Pour cela, s’inscrire à des journées de perfectionnement, des journées de stage de pilotage, SIV, cross, techniques au sol avec un regard extérieur compétent qui saura vous faire progresser parait un bon début.

On oublie aussi les connaissances théoriques. La peur dans tous les domaines est basée et entretenue par les méconnaissances (les nuages, les fermetures en parapente, les requins, les araignées, les étrangers,….). Se renseigner, être curieux, avoir les réponses à toutes les questions (légitimes), bouquiner, va améliorer vos connaissances et diminuer vos peurs. Ne restez pas sans réponses et oser poser des questions qui vous paraissent débiles.

La question se pose souvent : « oui d’accord mais j’entends des choses contradictoires, lui me dit ça, ce moniteur me dit ça, ..je suis perdu, je ne sais plus ce qu’il faut faire…. ». Une démarche simple consiste à demander dans quel contexte est apporté ce conseil, cette affirmation, cette technique de pilotage. La deuxième démarche consiste à poser des questions pour aller évaluer l’argumentation qui vous est proposée, celle-ci doit être tenir la route et être convaincante.

L’exemple simple de contexte variable

Suite à une fermeture asymétrique de 50% ,
– Un pilote avec peu d’expérience + une voile d’apprentissage aura intérêt à ne rien faire pour que tout rentre dans l’ordre. La voile se débrouille.
– Un pilote en vol de performance avec une voile de performance aura intérêt à contrer de manière dosée pour garder sa trajectoire puis de rouvrir sa voile.
– Un pilote de compétition, avec une aile de compétition, aura plutôt intérêt à ce que sa voile garde de la vitesse donc accepter une rotation contrôlée pour rouvrir ou décoincer le bout d’aile.
On a bien 3 messages différents pour un même incident, cela vient du contexte qui n’est pas le même.

Le stage SIV que j’aurai dû faire depuis longtemps

Patrick a vécu 2 incidents impressionnants qui ont fini par l’amener à penser au SIV…

Il s’acharne à défaire une cravate en restant en autoration

Ce pilote australien n’a certainement rien à faire sous cette aile de catégorie C (ou D pour la petite taille) ni à voler dans ces conditions, certainement trop fortes pour son niveau. En effet, avant même l’incident, on constate qu’il n’a mené aucune action pour anticiper la situation dans laquelle il s’est trouvée.

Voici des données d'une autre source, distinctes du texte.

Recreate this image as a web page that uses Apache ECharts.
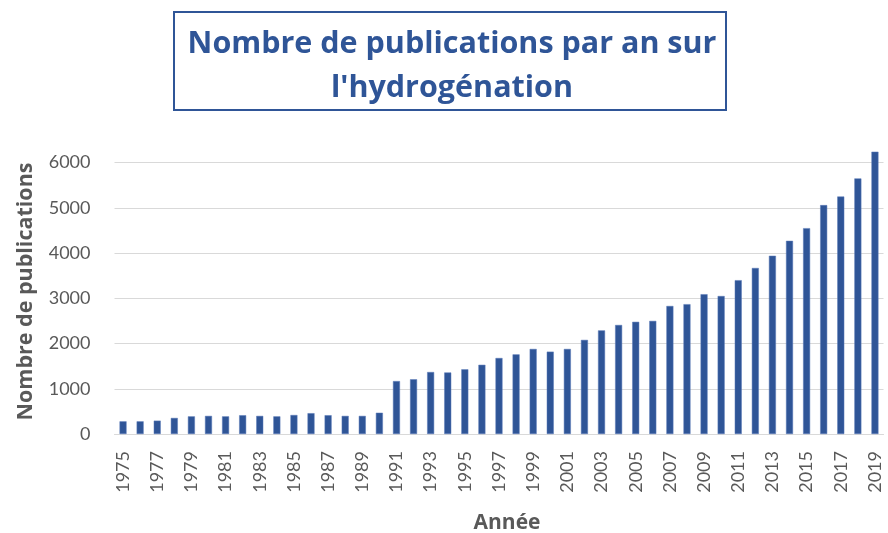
<!DOCTYPE html>
<html>
<head>
<meta charset="utf-8">
<script src="https://cdn.jsdelivr.net/npm/echarts@6/dist/echarts.min.js"></script>
<style>
  html, body { margin: 0; padding: 0; background: #ffffff; }
  #chart { width: 888px; height: 533px; }
</style>
</head>
<body>
<div id="chart"></div>
<script>
// Years covered by the survey
const years = [
  '1975','1976','1977','1978','1979','1980','1981','1982','1983','1984',
  '1985','1986','1987','1988','1989','1990','1991','1992','1993','1994',
  '1995','1996','1997','1998','1999','2000','2001','2002','2003','2004',
  '2005','2006','2007','2008','2009','2010','2011','2012','2013','2014',
  '2015','2016','2017','2018','2019'
];

// Publications counted per year
const publications = [
  280, 280, 295, 355, 390, 400, 390, 415, 400, 390,
  420, 460, 415, 400, 400, 470, 1170, 1210, 1370, 1360,
  1430, 1530, 1680, 1760, 1880, 1820, 1880, 2080, 2290, 2410,
  2480, 2500, 2830, 2870, 3090, 3050, 3400, 3670, 3940, 4270,
  4550, 5060, 5250, 5650, 6240
];

const titleLines = ['Nombre de publications par an sur', "l'hydrogénation"];
const xAxisTitle = 'Année';
const yAxisTitle = 'Nombre de publications';

const LABEL_FONT = 'Lato, "Open Sans", sans-serif';
const BOLD_FONT = '"Open Sans", Lato, sans-serif';
const BLUE = '#2F5597';
const GREY = '#595959';

const chart = echarts.init(document.getElementById('chart'), null, { renderer: 'canvas' });

chart.setOption({
  backgroundColor: '#ffffff',
  animation: false,
  title: {
    text: titleLines.join('\n'),
    left: 447,
    top: 17,
    textAlign: 'center',
    textStyle: {
      fontFamily: BOLD_FONT,
      fontWeight: 'bold',
      fontSize: 30.5,
      lineHeight: 44,
      color: BLUE
    }
  },
  graphic: [{
    type: 'rect',
    shape: { x: 174, y: 12, width: 552, height: 98 },
    style: { fill: 'none', stroke: BLUE, lineWidth: 2 },
    silent: true
  }],
  grid: {
    left: 114.5,
    right: 4.5,
    top: 149,
    bottom: 99,
    containLabel: false,
    outerBoundsMode: 'none'
  },
  xAxis: {
    type: 'category',
    data: years,
    boundaryGap: true,
    name: xAxisTitle,
    nameLocation: 'middle',
    nameGap: 79,
    nameTextStyle: {
      fontFamily: BOLD_FONT,
      fontWeight: 'bold',
      fontSize: 21,
      color: GREY,
      padding: [0, 0, 0, 16]
    },
    axisLine: { show: true, lineStyle: { color: '#d9d9d9', width: 1 } },
    axisTick: { show: false },
    axisLabel: {
      interval: 1,
      rotate: 90,
      margin: 17,
      fontFamily: LABEL_FONT,
      fontSize: 18,
      color: GREY
    },
    splitLine: { show: false }
  },
  yAxis: {
    type: 'value',
    min: 0,
    max: 6300,
    interval: 1000,
    name: yAxisTitle,
    nameLocation: 'middle',
    nameGap: 78,
    nameRotate: 90,
    nameTextStyle: {
      fontFamily: BOLD_FONT,
      fontWeight: 'bold',
      fontSize: 21.5,
      color: GREY
    },
    axisLine: { show: false },
    axisTick: { show: false },
    axisLabel: {
      margin: 24,
      showMaxLabel: false,
      formatter: function (v) { return String(v); },
      fontFamily: LABEL_FONT,
      fontSize: 18,
      color: GREY
    },
    splitLine: {
      show: true,
      showMaxLine: false,
      lineStyle: { color: '#d9d9d9', width: 1 }
    }
  },
  series: [{
    type: 'bar',
    data: publications,
    barWidth: '41%',
    itemStyle: { color: BLUE, borderColor: '#5a7bb8', borderWidth: 0.5 },
    clip: false
  }]
});
</script>
</body>
</html>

5) Se connaître, s’écouter, se faire confiance, s’éloigner des « intoxicateurs », bichonner son capital confiance

Voici un point plus compliqué à mettre en œuvre et qui pourtant est diablement efficace. Chaque pilote, quelquesoit son niveau, peut ressentir avant de voler un doute sur les conditions aérologiques du jour et hésiter à se mettre en l’air .

S’il est seul au décollage, cela sera assez facile à gérer, il va attendre, refaire le point, observer puis décider. S’il ne sent pas le vol, il redescendra à pied ou en navette. Frustré dans un premier temps puis finalement content dans un deuxième temps.

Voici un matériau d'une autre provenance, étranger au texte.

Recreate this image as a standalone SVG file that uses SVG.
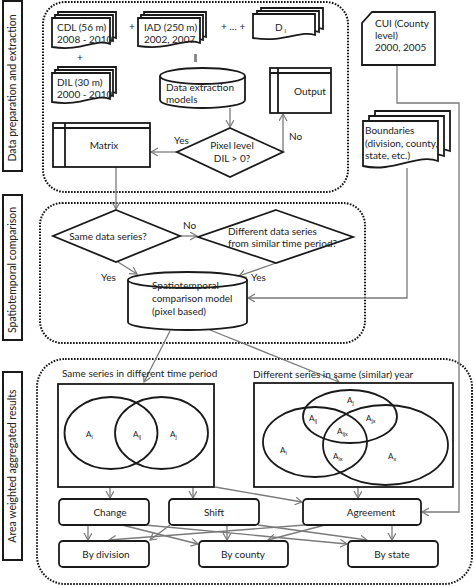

La difficulté vient si le pilote n’est pas seul, c’est-à-dire dans un groupe ou avec d’autres pilotes présents au décollage. Il va être confronté au regard des autres, aux critiques, aux intoxicateurs (ceux qui sont assis sur leur sac au décollage ou au bar à l’atterrissage qui vous mettent un gros doute sur les conditions de vol alors que celles-ci sont excellentes. Ils ont personnellement peur de voler et n’aime pas se retrouver seuls sans voler ). Dans ce contexte, il va être plus difficile de s’écouter et faire ce qui est bon pour soi : voler ou renoncer.

On peut visualiser le capital confiance comme un seau d’eau que l’on remplit . A chaque vol avec du plaisir, du progrès, quelques gouttes d’eau vont remplir le seau. Si on décide de voler dans de mauvaises conditions aérologiques et que l’on se fait peur, le seau se vide brutalement. Le capital confiance se construit lentement et se perd facilement sur 1 vol. Pensez y.

Bien accompagné, vous progresserez mieux en parapente

Parfois, vous aurez l’impression de régresser, vous traverserez des périodes de doute et tout cela s’étendra sur des années.

En résumé

L’entrainement, les connaissances théoriques, la formation améliorent grandement votre mental et la confiance en soi .On a besoin d’un bon mental quand la situation devient tendue et critique. Une situation qui nous stresse et on perd immédiatement 50% de ces capacités techniques.